# Lamb hearts?



## RaisingWolves

I recently purchased 12lbs of lamb hearts from my raw food supplier, and fed them for the first time yesterday. My two loved them!:biggrin1:
I can buy them in a 30lb bulk box, but I have a few questions before I order next month.

Hearts are considered muscle, correct?
How often can I feed hearts and how should I include them in my dog's diet? 

Thanks!


----------



## magicre

definitely, yes.....

intro hearts slowly, as they are very rich....but my dogs love lamb hearts...venison hearts, beef hearts....num. num. 

heart is considered a rich muscle meat, sort of a bridge between a muscle and an organ product.....

i know when i feed venison heart, for instance, a bone meal will follow : )

i don't feed heart every day.....you could, if your dog is big enough to also get some bone in there....it also depends on your dog..

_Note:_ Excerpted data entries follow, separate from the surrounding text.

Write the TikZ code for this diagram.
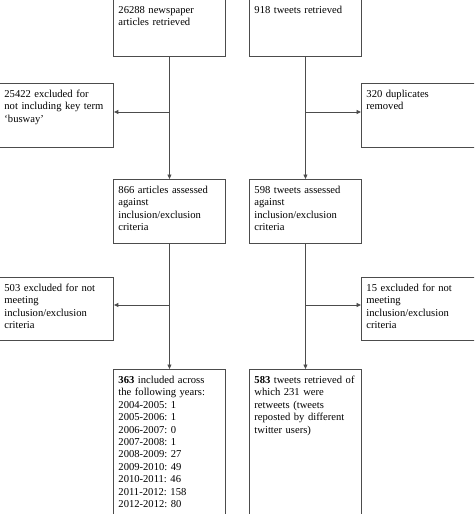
\documentclass[tikz,border=0pt]{standalone}
\usepackage{fontspec}
\setmainfont{Liberation Serif}
\usetikzlibrary{arrows.meta}

\tikzset{
	flow/.style={draw=black!70, line width=0.9pt, anchor=north west, align=left,
		inner xsep=5pt, inner ysep=6pt, text height=8pt,
		font=\fontsize{10.6}{12.4}\selectfont\frenchspacing},
	link/.style={draw=black!70, line width=0.9pt, -{Triangle[length=4.5pt,width=4pt]}}
}

\begin{document}
\begin{tikzpicture}[x=1pt,y=-1pt]
	\clip (0,0) rectangle (474,514);
	% sources
	\node[flow, text width=102pt, text depth=37pt] (news) at (113,-1) {26288 newspaper\\articles retrieved};
	\node[flow, text width=102pt, text depth=37pt] (tweets) at (249,-1) {918 tweets retrieved};
	% first exclusions
	\node[flow, text width=104pt, text depth=44pt] (nokey) at (-1,83) {25422 excluded for\\not including key term\\`busway'};
	\node[flow, text width=104pt, text depth=44pt] (dupl) at (361,83) {320 duplicates\\removed};
	% assessed
	\node[flow, text width=102pt, text depth=44pt] (artass) at (113,179) {866 articles assessed\\against\\inclusion/exclusion\\criteria};
	\node[flow, text width=102pt, text depth=44pt] (twass) at (249,179) {598 tweets assessed\\against\\inclusion/exclusion\\criteria};
	% second exclusions
	\node[flow, text width=104pt, text depth=43pt] (artex) at (-1,277) {503 excluded for not\\meeting\\inclusion/exclusion\\criteria};
	\node[flow, text width=104pt, text depth=43pt] (twex) at (361,277) {15 excluded for not\\meeting\\inclusion/exclusion\\criteria};
	% included
	\node[flow, text width=102pt, text depth=150pt] (artinc) at (113,369) {\textbf{363} included across\\the following years:\\2004-2005: 1\\2005-2006: 1\\2006-2007: 0\\2007-2008: 1\\2008-2009: 27\\2009-2010: 49\\2010-2011: 46\\2011-2012: 158\\2012-2012: 80};
	\node[flow, text width=102pt, text depth=150pt] (twinc) at (249,369) {\textbf{583} tweets retrieved of\\which 231 were\\retweets (tweets\\reposted by different\\twitter users)};

	\coordinate (nb1) at (news.south |- 0,112);
	\coordinate (tb1) at (tweets.south |- 0,112);
	\coordinate (nb2) at (news.south |- 0,305);
	\coordinate (tb2) at (tweets.south |- 0,305);

	\draw[link] (news) -- (artass);
	\draw[link] (tweets) -- (twass);
	\draw[link] (artass) -- (artinc);
	\draw[link] (twass) -- (twinc);
	\draw[link] (nb1) -- (nb1 -| nokey.east);
	\draw[link] (tb1) -- (tb1 -| dupl.west);
	\draw[link] (nb2) -- (nb2 -| artex.east);
	\draw[link] (tb2) -- (tb2 -| twex.west);
\end{tikzpicture}
\end{document}
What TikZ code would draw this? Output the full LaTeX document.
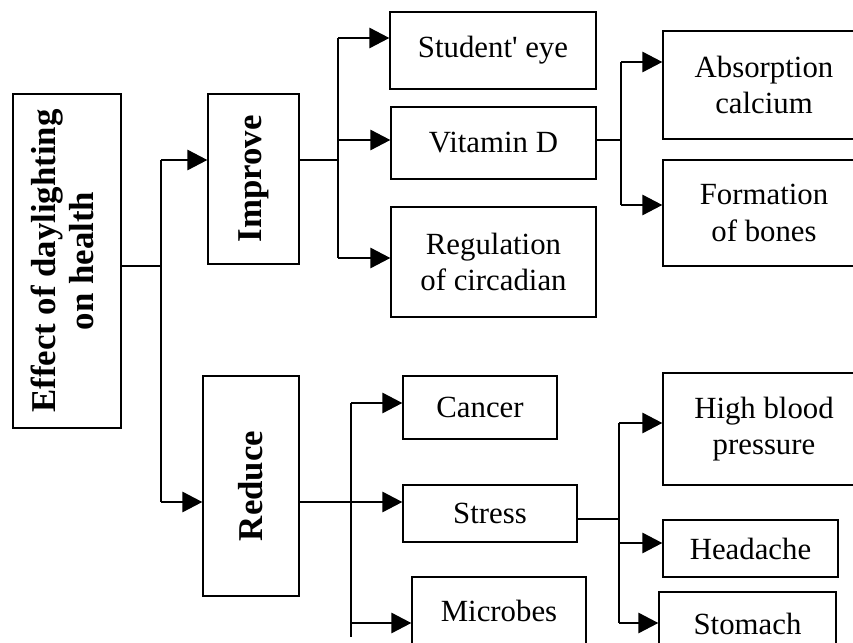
\documentclass[tikz,border=0pt]{standalone}
\usepackage{fontspec}
\setmainfont{Liberation Serif}
\usetikzlibrary{arrows.meta}

\begin{document}
\begin{tikzpicture}[
        x=0.5pt, y=-0.5pt,
        box/.style={
            rectangle,
            draw=black,
            line width=0.6pt,
            inner sep=0pt,
            align=center,
            font=\fontsize{15.4}{18.4}\selectfont
        },
        bigbox/.style={
            box,
            font=\fontsize{17.4}{19}\selectfont\bfseries
        },
        sz/.style 2 args={minimum width=#1*0.5pt, minimum height=#2*0.5pt},
        link/.style={line width=0.7pt, draw=black},
        branch/.style={-{Triangle[length=10pt, width=10pt]}, line width=1.4pt, draw=black}
    ]

    \clip (0,0) rectangle (853,643);

    \node (main) [bigbox, sz={108}{334}] at (67,261) {\rotatebox{90}{\begin{tabular}{@{}c@{}}Effect of daylighting\\on health\end{tabular}}};
    \node (improve) [bigbox, sz={91}{170}] at (253.5,179) {\rotatebox{90}{Improve}};
    \node (reduce) [bigbox, sz={96}{220}] at (251,486) {\rotatebox{90}{Reduce}};

    \node (eye) [box, sz={206}{77}] at (493,50.5) {Student\textquotesingle{} eye};
    \node (vitd) [box, sz={205}{72}] at (493.5,143) {Vitamin D};
    \node (circ) [box, sz={205}{110}] at (493.5,262) {Regulation\\of circadian};
    \node (calc) [box, sz={202}{108}] at (764,85) {Absorption\\calcium};
    \node (bones) [box, sz={202}{106}] at (764,213) {Formation\\of bones};

    \node (cancer) [box, sz={154}{63}] at (480,407.5) {Cancer};
    \node (stress) [box, sz={174}{57}] at (490,513.5) {Stress};
    \node (microbes) [box, sz={174}{68}] at (499,611) {Microbes};
    \node (bp) [box, sz={202}{112}] at (764,429) {High blood\\pressure};
    \node (headache) [box, sz={175}{57}] at (750.5,548.5) {Headache};
    \node (stomach) [box, sz={177}{64}] at (747.5,624) {Stomach};

    % root split
    \coordinate (a0) at (161,266);
    \coordinate (a1) at (161,160);
    \coordinate (a2) at (161,502);
    \draw [link] (a0 -| main.east) -- (a0);
    \draw [link] (a1) -- (a2);
    \draw [branch] (a1) -- (a1 -| improve.west);
    \draw [branch] (a2) -- (a2 -| reduce.west);

    % improve
    \coordinate (b0) at (338,160);
    \coordinate (b1) at (338,38);
    \coordinate (b2) at (338,140);
    \coordinate (b3) at (338,258);
    \draw [link] (b0 -| improve.east) -- (b0);
    \draw [link] (b1) -- (b3);
    \foreach \j/\n in {b1/eye, b2/vitd, b3/circ}
        \draw [branch] (\j) -- (\j -| \n.west);

    % vitamin D
    \coordinate (c0) at (621,140);
    \coordinate (c1) at (621,62);
    \coordinate (c2) at (621,205);
    \draw [link] (c0 -| vitd.east) -- (c0);
    \draw [link] (c1) -- (c2);
    \foreach \j/\n in {c1/calc, c2/bones}
        \draw [branch] (\j) -- (\j -| \n.west);

    % reduce
    \coordinate (d0) at (351,502);
    \coordinate (d1) at (351,403);
    \coordinate (d2) at (351,502);
    \coordinate (d3) at (351,623);
    \coordinate (d4) at (351,637);
    \draw [link] (d0 -| reduce.east) -- (d0);
    \draw [link] (d1) -- (d4);
    \foreach \j/\n in {d1/cancer, d2/stress, d3/microbes}
        \draw [branch] (\j) -- (\j -| \n.west);

    % stress
    \coordinate (e0) at (619,519);
    \coordinate (e1) at (619,423);
    \coordinate (e2) at (619,543);
    \coordinate (e3) at (619,623);
    \draw [link] (e0 -| stress.east) -- (e0);
    \draw [link] (e1) -- (e3);
    \foreach \j/\n in {e1/bp, e2/headache, e3/stomach}
        \draw [branch] (\j) -- (\j -| \n.west);

\end{tikzpicture}
\end{document}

my dogs, i think, need a little more bone than others.


----------



## List

I feed heart regularly (usually beef and pork). Occasionally its even the sole meaty meat for my crew. 
It can be a little 'rich' at first, but my dogs adjusted well and have no problems having full meals of heart. And actually, I've found that my dogs do best when heart makes up a good percentage of their diet.


----------



## whiteleo

Lamb hearts are great, and I don't think they are as rich as beef heart, maybe because they look so much smaller. lol Once you have gotten them use to that, try some lamb liver, another one of my dogs favorite.


----------



## magicre

whiteleo said:


> Lamb hearts are great, and I don't think they are as rich as beef heart, maybe because they look so much smaller. lol Once you have gotten them use to that, try some lamb liver, another one of my dogs favorite.


i don't think they are quite as rich as beef heart or venison heart....judging by my dogs' reactions.....but they are wonderful...as is lamb liver and lamb kidneys.....


----------



## RaisingWolves

I have lamb liver and kidneys thawing now. Is it okay to give them 50/50 liver kidney? I've been feeding chicken, turkey, beef organs. I have fed lamb tripe with no problems. 

No problems with stools after lamb hearts!


----------



## whiteleo

I wouldn't start with a whole meal, and make sure to do a bone in meal for the next meal. Love those choices though. Lamb kidneys don't have the pee smell that beef kidneys have!


----------